Ceasing South African Tax Residency: Key Tax Implications for Emigrants
Simone Esch - Director & Head of Tax | PKF Cape Town
As more South Africans consider emigration, whether for security, lifestyle, career, or financial reasons, many overlook the significant tax consequences of formally ceasing South African tax residency. This is especially critical for individuals with substantial asset portfolios both locally and abroad. Understanding the tax framework is essential to avoid unexpected liabilities, including the risk of double taxation.
Exit Tax
The most immediate financial consequence of ceasing tax residency in South Africa is the imposition of Capital Gains Tax (CGT), commonly referred to as the "exit tax." This tax is triggered under Section 9H of the Income Tax Act (ITA), which deems a notional disposal of an individual’s worldwide assets (subject to certain exceptions) the day before they cease to be a South African tax resident.
The rationale is that the individual has benefited from South Africa’s public infrastructure and services while resident and must therefore settle tax on the accrued gains of their global assets up to the point of departure. After ceasing residency, only South African-sourced income remains taxable in South Africa.

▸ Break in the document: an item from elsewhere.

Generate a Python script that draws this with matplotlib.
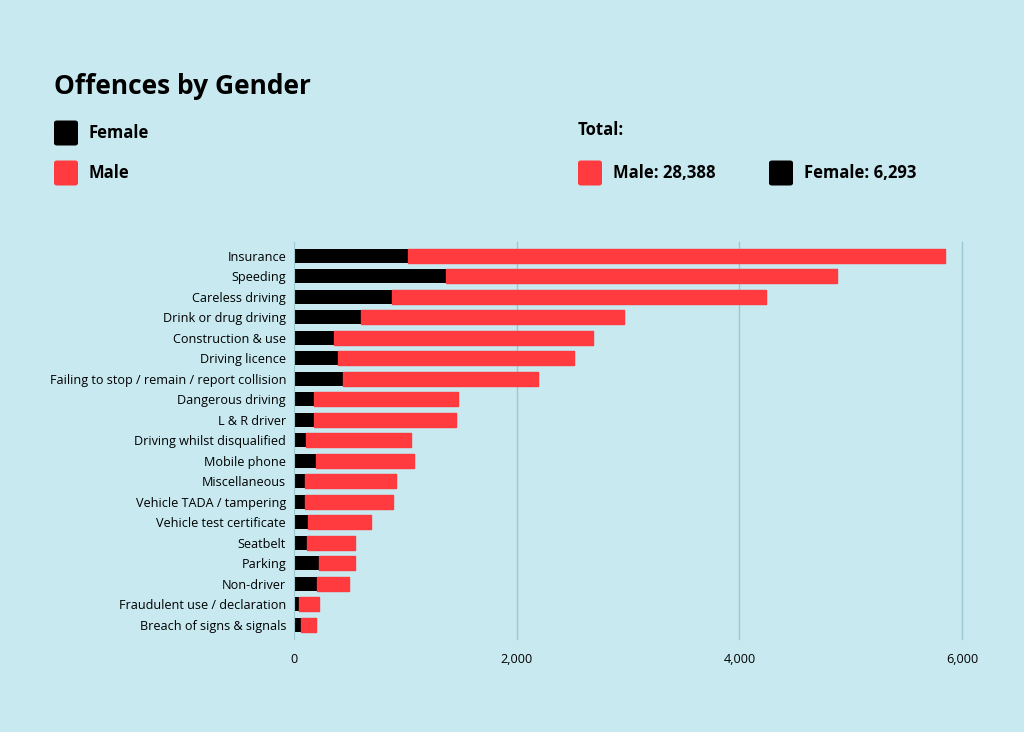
import matplotlib.pyplot as plt
from matplotlib.patches import FancyBboxPatch

plt.rcParams['font.family'] = ['Open Sans', 'DejaVu Sans']

offences = ['Insurance', 'Speeding', 'Careless driving', 'Drink or drug driving',
            'Construction & use', 'Driving licence',
            'Failing to stop / remain / report collision', 'Dangerous driving',
            'L & R driver', 'Driving whilst disqualified', 'Mobile phone',
            'Miscellaneous', 'Vehicle TADA / tampering', 'Vehicle test certificate',
            'Seatbelt', 'Parking', 'Non-driver', 'Fraudulent use / declaration',
            'Breach of signs & signals']
female = [1020, 1360, 876, 595, 355, 391, 439, 179, 179, 107, 194, 95, 95, 122, 113, 221, 200, 44, 57]
male = [4828, 3515, 3362, 2367, 2331, 2125, 1754, 1295, 1274, 945, 879, 822, 789, 568, 430, 322, 290, 180, 137]
total_male = '28,388'
total_female = '6,293'
xticks = [0, 2000, 4000, 6000]

bg = '#c8e9f0'
red = '#ff3b3f'
black = '#000000'
grid_c = '#9cc8cf'

fig = plt.figure(figsize=(10.24, 7.32), dpi=100, facecolor=bg)
ax = fig.add_axes([0.2875, 0.127, 0.652, 0.543], facecolor=bg)

y = list(range(len(offences)))
ax.barh(y, female, height=0.68, color=black, zorder=3)
ax.barh(y, male, left=female, height=0.68, color=red, zorder=3,
        edgecolor=red, linewidth=1.0, joinstyle='round')

ax.set_xlim(0, 6000)
ax.set_ylim(len(offences) - 0.3, -0.7)
ax.set_yticks(y)
ax.set_yticklabels(offences, fontsize=9.1)
ax.set_xticks(xticks)
ax.set_xticklabels([f'{v:,}' for v in xticks], fontsize=9.1)
ax.tick_params(axis='y', length=0, pad=6)
ax.tick_params(axis='x', length=0, pad=10)
for s in ['top', 'right', 'bottom']:
    ax.spines[s].set_visible(False)
ax.spines['left'].set_color(grid_c)
ax.spines['left'].set_zorder(4)
for v in xticks[1:]:
    ax.axvline(v, color=grid_c, linewidth=1, zorder=1, clip_on=False)

fig.text(54 / 1024, 1 - 86 / 732, 'Offences by Gender', fontsize=19, fontweight='bold',
         va='center', ha='left')


def legend_box(x, yc, color, label):
    w, h = 24 / 1024, 25 / 732
    fig.patches.append(FancyBboxPatch((x / 1024, 1 - yc / 732 - h / 2), w, h,
                                      boxstyle='round,pad=0,rounding_size=0.003',
                                      transform=fig.transFigure, facecolor=color,
                                      edgecolor='none'))
    fig.text((x + 35) / 1024, 1 - yc / 732, label, fontsize=12, fontweight='bold',
             va='center', ha='left')


legend_box(54, 133, black, 'Female')
legend_box(54, 173, red, 'Male')
fig.text(578 / 1024, 1 - 130 / 732, 'Total:', fontsize=12, fontweight='bold',
         va='center', ha='left')
legend_box(578, 173, red, f'Male: {total_male}')
legend_box(769, 173, black, f'Female: {total_female}')

fig.savefig('out.png', dpi=100, facecolor=bg)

The exit tax applies to most asset types, including, but not limited to:
- Unlisted company shares
- Listed stocks and bonds
- Shares in South African immovable property companies
- Foreign immovable property
- Vested interest in the assets of a local trust
However, certain assets are excluded from the deemed disposal rule (as these remain taxable in South Africa even after the individual becomes a non-resident) and include;
- Immovable property located in South Africa
- Interests in approved South African retirement funds
- Assets linked to a permanent establishment in South Africa
- Employee share incentive shares (subject to sections 8A, 8B or 8C of the ITA)
The resulting capital gain is calculated as the difference between the market value of the worldwide assets on the date of deemed disposal and their base cost. This gain is then subject to a maximum effective tax rate of 18% (assuming the individual's marginal income tax rate is at the highest rate of 45%).
Double taxation risk on foreign property
Individuals who own foreign property should exercise caution when relocating to the jurisdiction which imposes capital gains tax and where the foreign property is situated, as this may give rise to double taxation upon the property's eventual disposal.
This situation arises because South Africa imposes capital gains tax on a deemed disposal of foreign property at its market value the day before an individual ceases to be a tax resident. In addition, the foreign country where the property is located will levy tax on the actual capital gain when the property is eventually sold, calculated as the difference between the sale proceeds and the original base cost (the foreign jurisdiction will most likely not recognise a step-up in the base cost of such property situated in that country in which the individual is now resident).
Since no actual sale takes place at the time of ceasing residency, no foreign tax is triggered, and therefore no foreign tax credit (FTC) under section 6quat of the ITA can be claimed in South Africa. Additionally, relief under applicable Double Tax Treaties (DTTs) is generally unavailable in this scenario. This is because section 9H of the Income Tax Act deems the disposal to occur while the individual is still a South African resident, thereby preserving South Africa’s taxing rights.
As a result, the same capital gain may be subject to tax twice: first in South Africa upon cessation of residency, and again in the foreign jurisdiction when the property is sold.
This legislative gap effectively penalizes individuals for ceasing South African tax residency, resulting in a higher tax burden than if they had remained residents and sold the asset in the ordinary course.
Formalising Non-Resident Status
Merely leaving South Africa is not enough to terminate tax residency. Non-compliance with the formal cessation process leaves the individual liable for tax on their global income in South Africa.
In the year of emigration, taxpayers must navigate the complexities of dual tax status and must declare worldwide income for the period of residency and only South African-sourced income for the period thereafter. The final tax return (ITR12) must reflect the change in residency and include the exit tax liability from the deemed disposal.
To be recognized as a non-resident, individuals must prove to SARS that they are no longer “ordinarily resident” in South Africa or has become a tax resident of another country through the application of a double tax agreement (DTA).
Ordinary residence is determined through a factual enquiry, guided by objective criteria that support the individual's subjective intention to permanently depart South Africa and no longer regard it as their real home. Where it is established that a person has ceased to be ordinarily resident, the change in tax residency is effective from the date on which they left South Africa with the intention not to return.
If an individual, who is resident by virtue of the physical presence test wishes to cease his SA tax residency, that person must be physically outside the Republic for a continuous period of at least 330 full days after which that person will be deemed to have ceased to be a resident from the day such person left South Africa.
The cessation of residency process includes updating the RAV01 form on SARS eFiling with the relevant date, supplemented by a comprehensive submission of supporting documentation to evidence the establishment of a permanent, ordinary residence in the new country or exclusively resident of the foreign country in terms of an applicable DTA.
Given the complexity of the exit tax and the potential for costly mistakes, professional tax advice is strongly recommended. Proper planning can help mitigate risks, ensure compliance, and structure the emigration process in a tax-efficient manner.